16. The network device of claim 15, wherein in a case where the two or more subsystems have different synchronization configurations, synchronization signals indicated by the synchronization configurations of the two or more subsystems have different resource positions,
wherein the synchronization signals indicated by the synchronization configurations of the two or more subsystems have different frequency domain resource positions.
17. The network device of claim 15, wherein synchronization signals of the two or more subsystems have independently configured synchronization signal configuration information, and
the synchronization signal configuration information comprises at least one of:
a transmission period of a synchronization signal, or a number of synchronization signal blocks in a synchronization signal set;
wherein the synchronization signal set comprises synchronization signal blocks used for a corresponding subsystem in different beam directions.

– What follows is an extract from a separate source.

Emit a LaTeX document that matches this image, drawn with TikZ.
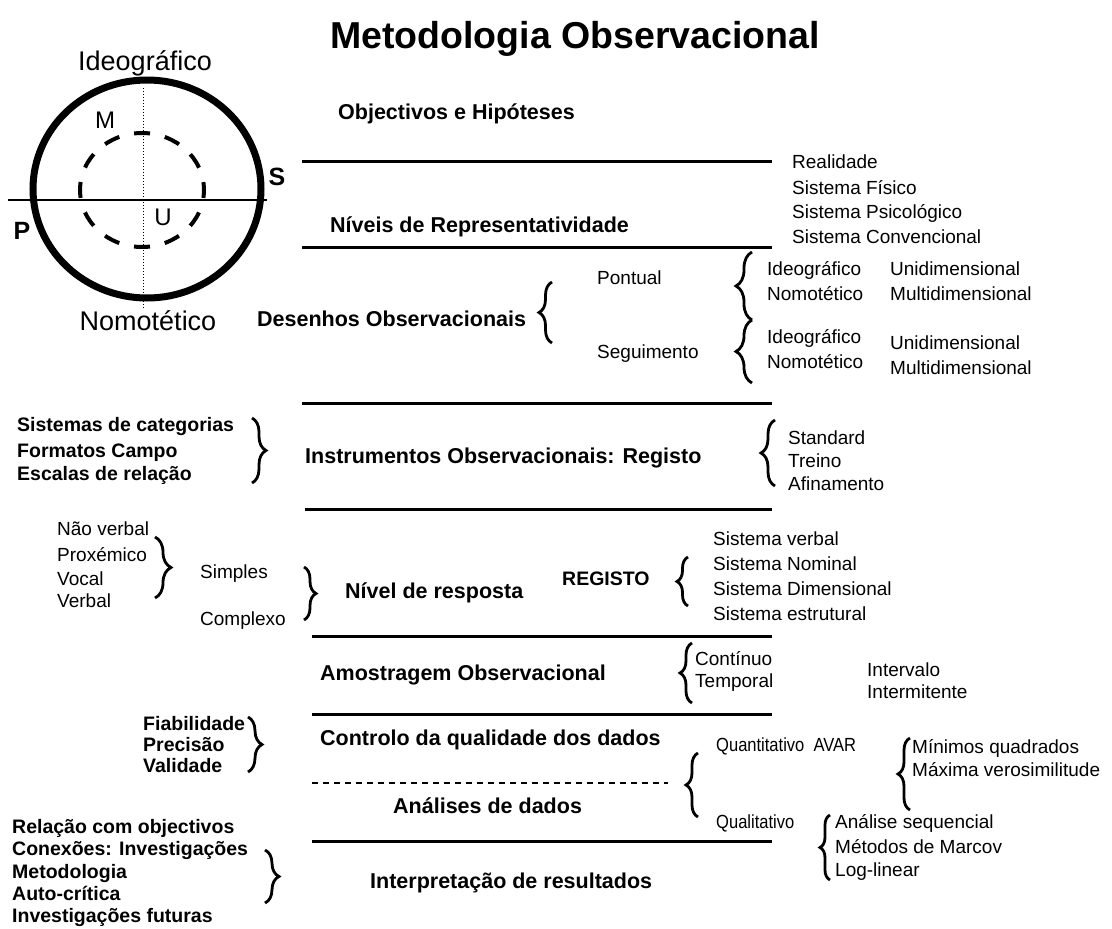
\documentclass[tikz,border=0pt]{standalone}
\usepackage{fontspec}
\setmainfont{Liberation Sans}
\newfontfamily\narrowfont[FakeStretch=0.87]{Liberation Sans}
\usetikzlibrary{decorations.pathreplacing}
\begin{document}
\begin{tikzpicture}[x=1pt,y=-1pt,
  every node/.style={inner sep=0pt},
  dn/.style={yshift=-5.5pt},
  ttl/.style={font=\fontsize{37.5}{40}\selectfont\bfseries, anchor=base west},
  head/.style={font=\fontsize{21.5}{24}\selectfont\bfseries, anchor=mid west, dn},
  itm/.style={font=\fontsize{19}{22}\selectfont, anchor=mid west, dn},
  itmn/.style={font=\fontsize{19}{22}\narrowfont, anchor=mid west, dn},
  itmb/.style={font=\fontsize{19.5}{22}\selectfont\bfseries, anchor=mid west, dn},
  big/.style={font=\fontsize{27}{30}\selectfont, anchor=mid, dn},
  let/.style={font=\fontsize{24}{27}\selectfont, anchor=mid, dn},
  letb/.style={font=\fontsize{25}{28}\selectfont\bfseries, anchor=mid, dn},
  rulel/.style={line width=3pt},
  brc/.style={decorate, decoration={brace, amplitude=#1}, line width=2.8pt},
  brc/.default=12
]
\useasboundingbox (0,0) rectangle (1112,929);

% ---- circle diagram ----
\draw[line width=1.2pt] (8,200) -- (267,200);
\draw[line width=1pt, dotted] (143,88) -- (143,308);
\draw[line width=7pt] (147,189) ellipse [x radius=114, y radius=109];
\draw[line width=4pt, dash pattern=on 16pt off 15.17pt, dash phase=8pt] (142,190) ellipse [x radius=62, y radius=57];
\node[big] (ideo) at (145,62) {Ideográfico};
\node[big] (nomo) at (148,322) {Nomotético};
\node[let] (m) at (105,120) {M};
\node[let] (u) at (163,217) {U};
\node[letb] (s) at (277,177) {S};
\node[letb] (p) at (22,231) {P};

% ---- title ----
\node[ttl] (title) at (330,48) {Metodologia Observacional};

% ---- horizontal rules ----
\draw[rulel] (302,161) -- (772,161);
\draw[rulel] (302,247) -- (772,247);
\draw[rulel] (302,403) -- (772,403);
\draw[rulel] (305,509) -- (772,509);
\draw[rulel] (312,636) -- (772,636);
\draw[rulel] (312,714) -- (772,714);
\draw[line width=1.5pt, dash pattern=on 6pt off 5pt] (312,783) -- (668,783);
\draw[rulel] (312,841) -- (772,841);

% ---- headings ----
\node[head] (obj) at (338,111) {Objectivos e Hipóteses};
\node[head] (niv) at (330,224) {Níveis de Representatividade};
\node[head] (des) at (257,318) {Desenhos Observacionais};
\node[head] (ins) at (305,455) {Instrumentos Observacionais: Registo};
\node[head] (nre) at (345,590) {Nível de resposta};
\node[head] (amo) at (320,672) {Amostragem Observacional};
\node[head] (con) at (320,737) {Controlo da qualidade dos dados};
\node[head] (ana) at (393,805) {Análises de dados};
\node[head] (int) at (370,880) {Interpretação de resultados};

% ---- representatividade ----
\node[itm] (r1) at (792,160) {Realidade};
\node[itm] (r2) at (792,186) {Sistema Físico};
\node[itm] (r3) at (792,210) {Sistema Psicológico};
\node[itm] (r4) at (792,235) {Sistema Convencional};

% ---- desenhos ----
\draw[brc=13] (552,343) -- (552,282);
\node[itm] (pont) at (597,276) {Pontual};
\node[itm] (segu) at (597,350) {Seguimento};
\draw[brc=16] (752,320) -- (752,252);
\draw[brc=16] (752,383) -- (752,320);
\node[itm] (d1) at (767,267) {Ideográfico};
\node[itm] (d2) at (767,292) {Nomotético};
\node[itm] (d3) at (890,267) {Unidimensional};
\node[itm] (d4) at (890,292) {Multidimensional};
\node[itm] (d5) at (767,335) {Ideográfico};
\node[itm] (d6) at (767,360) {Nomotético};
\node[itm] (d7) at (890,341) {Unidimensional};
\node[itm] (d8) at (890,366) {Multidimensional};

% ---- instrumentos ----
\node[itmb] (i1) at (17,423) {Sistemas de categorias};
\node[itmb] (i2) at (17,449) {Formatos Campo};
\node[itmb] (i3) at (17,472) {Escalas de relação};
\draw[brc=14] (252,418) -- (252,483);
\draw[brc=14] (775,486) -- (775,420);
\node[itm] (st) at (788,436) {Standard};
\node[itm] (tr) at (788,459) {Treino};
\node[itm] (af) at (788,482) {Afinamento};

% ---- nivel de resposta ----
\node[itm] (n1) at (57,527) {Não verbal};
\node[itm] (n2) at (57,553) {Proxémico};
\node[itm] (n3) at (57,577) {Vocal};
\node[itm] (n4) at (57,599) {Verbal};
\draw[brc=16] (155,537) -- (155,598);
\node[itm] (simp) at (200,570) {Simples};
\node[itm] (comp) at (200,617) {Complexo};
\draw[brc=12] (304,567) -- (304,620);
\node[itmb] (reg) at (562,577) {REGISTO};
\draw[brc=11] (688,606) -- (688,557);
\node[itm] (s1) at (713,537) {Sistema verbal};
\node[itm] (s2) at (713,562) {Sistema Nominal};
\node[itm] (s3) at (713,587) {Sistema Dimensional};
\node[itm] (s4) at (713,612) {Sistema estrutural};

% ---- amostragem ----
\draw[brc=12] (692,703) -- (692,643);
\node[itm] (cont) at (695,657) {Contínuo};
\node[itm] (temp) at (695,679) {Temporal};
\node[itm] (inte) at (867,668) {Intervalo};
\node[itm] (intm) at (867,690) {Intermitente};

% ---- controlo / analises ----
\node[itmb] (f1) at (143,722) {Fiabilidade};
\node[itmb] (f2) at (143,743) {Precisão};
\node[itmb] (f3) at (143,764) {Validade};
\draw[brc=14] (248,717) -- (248,772);
\draw[brc=12] (698,817) -- (698,753);
\node[itmn] (quan) at (716,743) {Quantitativo\ \ AVAR};
\draw[brc=12] (910,810) -- (910,738);
\node[itm] (mq) at (912,745) {Mínimos quadrados};
\node[itm] (mv) at (912,768) {Máxima verosimilitude};
\node[itmn] (qual) at (716,820) {Qualitativo};
\draw[brc=10] (830,880) -- (830,815);
\node[itm] (as) at (835,820) {Análise sequencial};
\node[itm] (mm) at (835,845) {Métodos de Marcov};
\node[itm] (ll) at (835,868) {Log-linear};

% ---- interpretacao ----
\node[itmb] (e1) at (12,825) {Relação com objectivos};
\node[itmb] (e2) at (12,847) {Conexões: Investigações};
\node[itmb] (e3) at (12,870) {Metodologia};
\node[itmb] (e4) at (12,892) {Auto-crítica};
\node[itmb] (e5) at (12,914) {Investigações futuras};
\draw[brc=14] (265,850) -- (265,903);
\end{tikzpicture}
\end{document}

18. The network device of claim 15, wherein the processor is specifically configured to call and execute the computer program to cause the network device to:
send a synchronization signal corresponding to the master system and a broadcast message for the master system, wherein the broadcast message for the master system comprises configuration information of one or more subsystems in the communication system, and the one or more subsystems comprise the first subsystem; and
accept access of the terminal device to the first subsystem based on the configuration information of the first subsystem,
wherein in a case where the two or more subsystems have different access configurations, the configuration information of the one or more subsystems comprises random access configuration information of the one or more subsystems.

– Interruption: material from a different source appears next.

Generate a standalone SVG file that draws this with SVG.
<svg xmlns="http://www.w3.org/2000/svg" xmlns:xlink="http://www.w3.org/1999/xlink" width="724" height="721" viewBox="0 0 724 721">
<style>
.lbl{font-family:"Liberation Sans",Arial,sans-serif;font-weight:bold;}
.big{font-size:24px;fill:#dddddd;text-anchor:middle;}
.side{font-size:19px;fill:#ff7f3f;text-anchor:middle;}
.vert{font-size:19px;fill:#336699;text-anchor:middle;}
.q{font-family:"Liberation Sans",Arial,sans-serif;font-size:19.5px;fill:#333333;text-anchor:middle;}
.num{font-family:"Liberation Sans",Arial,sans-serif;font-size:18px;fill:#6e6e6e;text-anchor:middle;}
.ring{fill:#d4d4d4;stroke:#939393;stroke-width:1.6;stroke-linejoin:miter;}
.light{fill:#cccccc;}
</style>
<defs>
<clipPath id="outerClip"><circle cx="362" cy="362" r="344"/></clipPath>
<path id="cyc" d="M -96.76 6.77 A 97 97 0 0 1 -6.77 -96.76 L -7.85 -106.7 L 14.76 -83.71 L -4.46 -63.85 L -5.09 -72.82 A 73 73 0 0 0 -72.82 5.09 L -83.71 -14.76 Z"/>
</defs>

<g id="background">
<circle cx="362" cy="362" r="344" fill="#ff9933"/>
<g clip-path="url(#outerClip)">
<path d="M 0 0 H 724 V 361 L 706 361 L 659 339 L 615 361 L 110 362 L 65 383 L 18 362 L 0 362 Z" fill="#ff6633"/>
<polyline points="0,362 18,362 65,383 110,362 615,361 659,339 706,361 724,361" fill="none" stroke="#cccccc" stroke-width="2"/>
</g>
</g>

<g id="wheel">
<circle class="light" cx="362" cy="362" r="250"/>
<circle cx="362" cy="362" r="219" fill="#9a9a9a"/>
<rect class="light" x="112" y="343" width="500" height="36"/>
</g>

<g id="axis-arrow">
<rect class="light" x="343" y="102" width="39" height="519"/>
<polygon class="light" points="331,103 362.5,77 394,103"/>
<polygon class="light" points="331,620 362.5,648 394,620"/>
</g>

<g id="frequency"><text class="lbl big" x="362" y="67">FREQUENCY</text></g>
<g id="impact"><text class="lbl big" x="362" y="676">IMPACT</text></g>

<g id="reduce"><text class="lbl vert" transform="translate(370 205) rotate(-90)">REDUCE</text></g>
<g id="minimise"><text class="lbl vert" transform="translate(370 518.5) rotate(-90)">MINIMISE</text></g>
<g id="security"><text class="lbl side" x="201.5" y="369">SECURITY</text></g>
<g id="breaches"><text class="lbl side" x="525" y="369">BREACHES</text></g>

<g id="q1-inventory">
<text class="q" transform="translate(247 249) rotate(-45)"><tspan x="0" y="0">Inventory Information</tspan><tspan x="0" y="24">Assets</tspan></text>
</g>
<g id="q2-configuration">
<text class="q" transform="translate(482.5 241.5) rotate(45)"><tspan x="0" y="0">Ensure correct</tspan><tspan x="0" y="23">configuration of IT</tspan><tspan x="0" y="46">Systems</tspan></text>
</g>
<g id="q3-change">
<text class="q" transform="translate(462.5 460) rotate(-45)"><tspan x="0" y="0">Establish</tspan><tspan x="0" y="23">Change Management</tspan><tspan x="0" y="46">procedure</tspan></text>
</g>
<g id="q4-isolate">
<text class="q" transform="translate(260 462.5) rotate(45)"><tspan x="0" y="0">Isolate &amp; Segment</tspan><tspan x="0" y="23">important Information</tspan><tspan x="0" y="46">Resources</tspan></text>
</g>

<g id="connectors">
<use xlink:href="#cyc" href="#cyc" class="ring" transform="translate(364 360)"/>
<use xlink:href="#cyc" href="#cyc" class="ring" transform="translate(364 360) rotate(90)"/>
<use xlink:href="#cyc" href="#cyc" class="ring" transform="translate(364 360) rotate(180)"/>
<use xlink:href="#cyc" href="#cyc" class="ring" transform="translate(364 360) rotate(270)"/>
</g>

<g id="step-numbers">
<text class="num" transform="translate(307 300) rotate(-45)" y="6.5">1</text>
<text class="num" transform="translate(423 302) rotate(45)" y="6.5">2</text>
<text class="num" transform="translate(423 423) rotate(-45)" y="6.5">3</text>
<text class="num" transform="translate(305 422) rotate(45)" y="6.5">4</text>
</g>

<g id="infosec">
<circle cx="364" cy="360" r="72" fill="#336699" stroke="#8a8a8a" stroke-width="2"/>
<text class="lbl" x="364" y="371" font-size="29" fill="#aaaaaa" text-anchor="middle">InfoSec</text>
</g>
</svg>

19. The network device of claim 15, wherein a subsystem in which the terminal device operates is determined by the network device according to at least one of the following:
a service type of a radio resource control (RRC) connection established between the terminal device and a network;
a radio bearer established between the terminal device and a network; or
parameters of the radio bearer.
20. The network device of claim 19, wherein there is a correspondence between a subsystem in which the terminal device operates and a radio bearer, and
the processor is further configured to call and execute the computer program to cause the network device to:
send a first switching indication to the terminal device in a case where the radio bearer between the terminal device and the network device changes, wherein the first switching indication is used for indicating performing switching of the subsystem in which the terminal device operates.